Velocity gradient (VG) decomposition into normal-strain, pure shear, solid-body-rotation tensors: new insights into turbulence VG dynamics

Velocity gradient tensor (VGT, $A_{ij}$) decomposition into symmetric ($S_{ij}$) and anti-symmetric ($W_{ij}$) tensors is unable to segregate the effect of shear present in both the “strain-rate” and “rotation-rate” tensors. In this study, an additive decomposition of VGT into normal strain-rate ($N_{ij}$), solid body rotation ($R_{ij}$) and pure shear ($H_{ij}$) tensors, is employed. In this decomposition, shear is clearly demarcated from pure rotation and pure normal strain effects. Then, we use direct numerical simulation data of incompressible forced isotropic turbulence in Taylor Reynolds number range $Re_\lambda \in (200-600)$, to examine statistical and dynamical aspects of velocity gradient dynamics.
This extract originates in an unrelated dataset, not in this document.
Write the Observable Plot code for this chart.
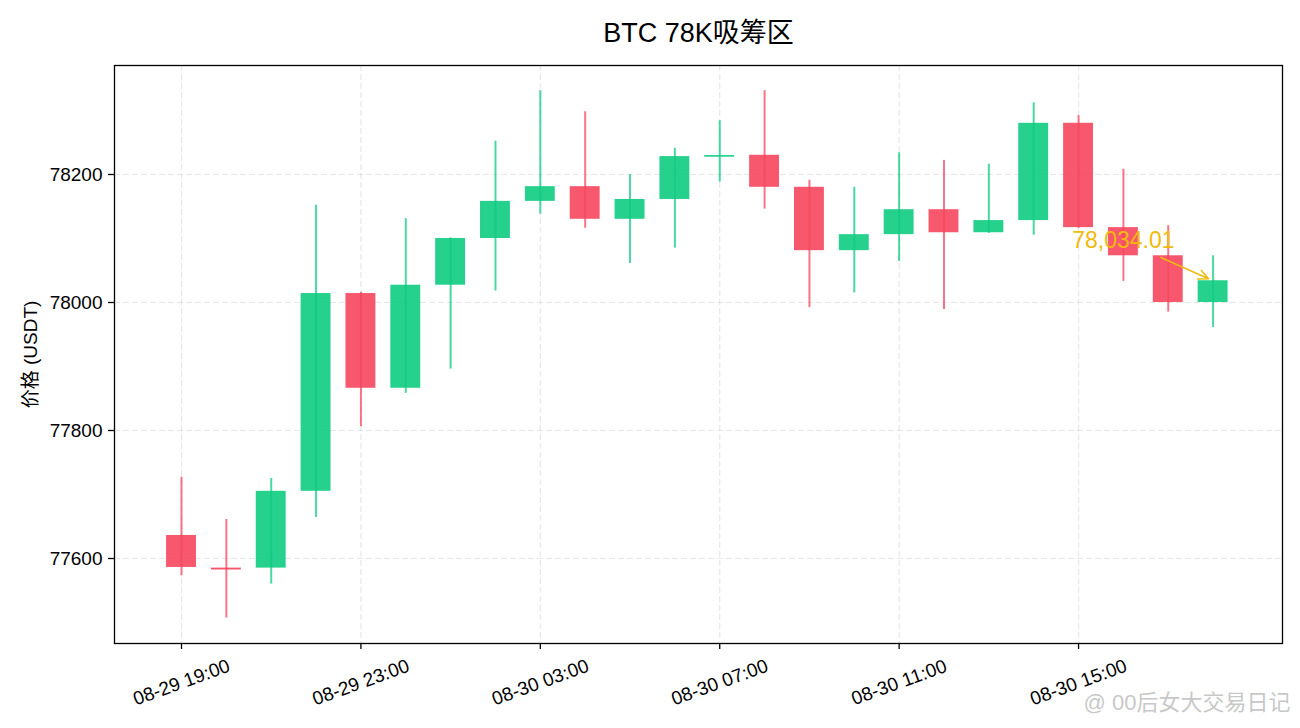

We investigate (i) the probability distribution of the magnitude (Frobenius-norm) of these pure strain, pure shear and solid-body rotation tensors; (ii) the preferential alignment of the axis of solid-body rotation with the normal strain-rate eigenvectors; (iii) the conditional statistics of different VG processes as a function of these tensors; and (iv) intermittency phenomenon. The study develops unique and novel insights into turbulence processes which are not evident from previous VGT decompositions.